Manila, Philippines - Inflation rose to a one-year high of 4.5 percent in April on the back of higher pump prices of petroleum products and more expensive power rates, the National Statistics Office (NSO) reported yesterday.
Last month’s inflation was faster than the 4.3-percent average recorded in March but was within the 3.7 percent to 4.7-percent forecast set by the Bangko Sentral ng Pilipinas (BSP). It was also the highest gain since April last year when consumer prices averaged 4.5 percent.
This brought the average inflation to 4.2 percent in the first four months of the year from 4.3 percent in the same period last year.
Core inflation, which strips out volatile food and fuel items, also accelerated to 3.8 percent in April from 3.5 percent in March.

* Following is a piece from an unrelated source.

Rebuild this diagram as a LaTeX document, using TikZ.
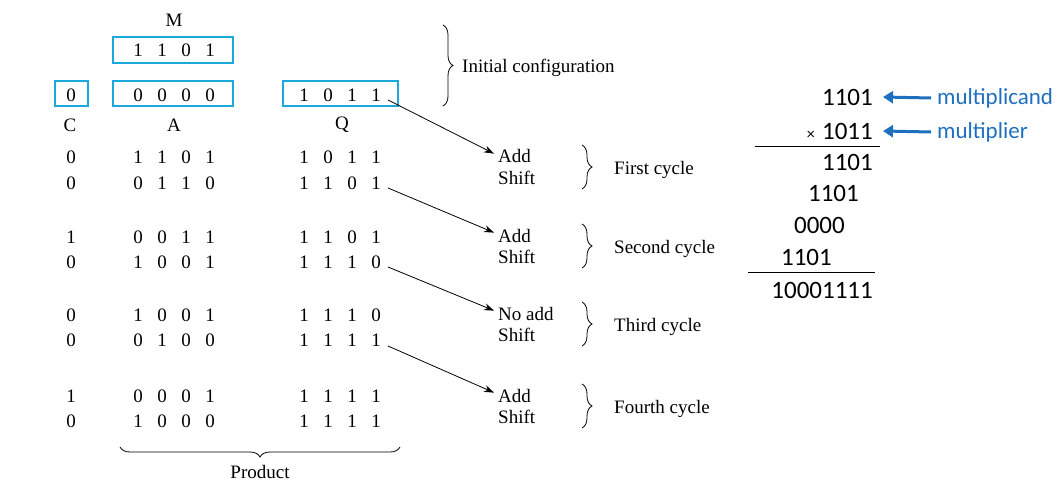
\documentclass[tikz,border=0pt]{standalone}
\usepackage{fontspec}
\setmainfont{Liberation Serif}
\newfontfamily\calib{Carlito}
\usetikzlibrary{decorations.pathreplacing,arrows.meta}
\definecolor{boxc}{HTML}{1BA8DF}
\definecolor{bl}{HTML}{1F6FBF}
\begin{document}
\begin{tikzpicture}[x=1pt,y=-1pt,
  t/.style={font=\fontsize{19}{21}\selectfont,inner sep=0pt},
  bx/.style={draw=boxc,line width=1.6pt},
  br/.style={decorate,decoration={brace,amplitude=10pt},thick},
  ar/.style={-{Stealth[length=10pt,width=7pt]},thick},
  cb/.style={font=\calib\fontsize{25}{27}\selectfont,inner sep=0pt,anchor=east},
  ba/.style={-{Triangle[length=10pt,width=12pt]},draw=bl,line width=3pt},
  bt/.style={font=\calib\fontsize{23}{25}\selectfont,text=bl,anchor=west,inner sep=0pt}]
\useasboundingbox (0,0) rectangle (1059,492);
\node[t] (M) at (174,20) {M};
\draw[bx] (113,37) rectangle (233,63);
\draw[bx] (113,81) rectangle (233,106);
\draw[bx] (55,81) rectangle (88,106);
\draw[bx] (283,81) rectangle (398,106);
\node[t] at (70,125) {C};
\node[t] at (174,125) {A};
\node[t] at (342,125) {Q};
\foreach \d [count=\i from 0] in {1,1,0,1} {\node[t] at (138+24*\i,50) {\d};}
\node[t] at (71,95) {0};
\foreach \d [count=\i from 0] in {0,0,0,0} {\node[t] at (138+24*\i,95) {\d};}
\foreach \d [count=\i from 0] in {1,0,1,1} {\node[t] at (304+24*\i,95) {\d};}
\foreach \y/\c/\a/\q in {157/0/{1,1,0,1}/{1,0,1,1},183/0/{0,1,1,0}/{1,1,0,1},
  237/1/{0,0,1,1}/{1,1,0,1},262/0/{1,0,0,1}/{1,1,1,0},
  315/0/{1,0,0,1}/{1,1,1,0},340/0/{0,1,0,0}/{1,1,1,1},
  396/1/{0,0,0,1}/{1,1,1,1},421/0/{1,0,0,0}/{1,1,1,1}}{
  \node[t] at (71,\y) {\c};
  \foreach \d [count=\i from 0] in \a {\node[t] at (138+24*\i,\y) {\d};}
  \foreach \d [count=\i from 0] in \q {\node[t] at (304+24*\i,\y) {\d};}
}
\coordinate (q0) at (388,100);
\coordinate (q1) at (388,188);
\coordinate (q2) at (388,267);
\coordinate (q3) at (388,346);
\foreach \y/\op/\cy [count=\k from 0] in {167/Add/First,246/Add/Second,324/No add/Third,406/Add/Fourth}{
  \node[t,anchor=west,align=left] (op\k) at (498,\y) {\op\\[0pt]Shift};
  \draw[br] (582,\y-22) -- (582,\y+22);
  \node[t,anchor=west] at (614,\y+3) {\cy\ cycle};
}
\draw[ar] (q0) -- ([shift={(-4pt,-4pt)}]op0.north west);
\draw[ar] (q1) -- ([shift={(-4pt,-4pt)}]op1.north west);
\draw[ar] (q2) -- ([shift={(-4pt,-4pt)}]op2.north west);
\draw[ar] (q3) -- ([shift={(-4pt,-4pt)}]op3.north west);
\draw[br] (443,25) -- (443,106);
\node[t,anchor=west] at (462,68) {Initial configuration};
\draw[br] (400,447) -- (120,447);
\node[t] at (260,472) {Product};
% right
\node[cb] (m1) at (873,97) {1101};
\node[cb] (m2) at (873,131) {\fontsize{16}{18}\selectfont×\ \ \fontsize{25}{27}\selectfont1011};
\draw[thick] (755,146) -- (880,146);
\node[cb] at (873,162) {1101};
\node[cb] at (859,193) {1101};
\node[cb] at (845,225) {0000};
\node[cb] at (832,257) {1101};
\draw[thick] (748,272) -- (875,272);
\node[cb] at (873,290) {10001111};
\node[bt] (mc) at (937,98) {multiplicand};
\node[bt] (mp) at (937,132) {multiplier};
\draw[ba] ([xshift=-6pt]mc.west) -- ([xshift=10pt]m1.east);
\draw[ba] ([xshift=-6pt]mp.west) -- ([xshift=10pt]m2.east);
\end{tikzpicture}
\end{document}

Inflation, a growing concern across Southeast Asia due to rising food and energy prices and rebounding economies, is expected to exceed five percent in the coming months before taking off later in the year, the BSP said at its last policy meeting on March 24.
The fuel, light, and water (FLW) increased to 8.8 percent in April from 7.7 percent in March, followed by services that went up to 6.5 percent from 5.7 percent while housing and repairs (H&R) rose to 2.2 percent from 2.1 percent. The clothing index inched up to 1.9 percent from 1.8 percent while that of miscellaneous items went up by 1.2 percent from 1.1 percent.
The annual rate of increase in the heavily weighted food, beverages, and tobacco (FBT) eased to 4.2 percent from 4.4 percent.
“Except in FBT index, all the commodity groups posted higher annual rates,” the NSO said.
The NSO said inflation in the National Capital Region (NCR) climbed to 4.2 percent in April from four percent in March while inflation in areas outside NCR picked up to 4.6 percent from 4.5 percent.
Monetary authorities believed that inflation last April was well-behaved amid escalating prices of oil in the world market in light of the political tensions in Middle East and North African (MENA) states.
The BSP has set an inflation target of between three percent and five percent for 2011 to 2014. It has set an inflation forecast of close to the higher end of the target for this year and 3.4 percent for 2012.
Barclays Capital economist Prakriti Sofat said inflation last month came slightly above its 4.4 percent forecast and 4.3 percent market expectations.
“Since the start of the year inflation has surprised on the upside three times,” Sofat said as it sees inflation averaging 4.8 percent this year.
“We continue to expect headline inflation to average 4.8 percent in 2011, above the BSP’s projection of 4.4 percent and just shy of the top end of the three percent to five percent target band. Our sense is the headline inflation will exceed five percent by June,” she added.
Sherman Chan, economist of British giant Hong Kong and Shanghai Banking Corp., that inflation is expected to accelerate further in the coming months despite the slowdown in inflation for food.
“Philippine inflation accelerated in April, driven primarily by the core measure. Food inflation unexpectedly eased, but seasonally adjusted numbers suggest that momentum remains intact on a sequential basis. We expect inflation to further quicken in coming months, peaking only in September or October,” Chan explained.
According to Chan, headline inflation is expected to breach the central bank’s target band of three percent to five percent within the next two months as strong domestic demand continue to fuel inflationary pressures.
“We expect headline inflation to breach the central bank’s target band within the next two months. Upside risks to inflation are still emerging in the Philippines, particularly from the minimum pay review, which could see higher than expected wage growth intensifying inflation,” Chan added.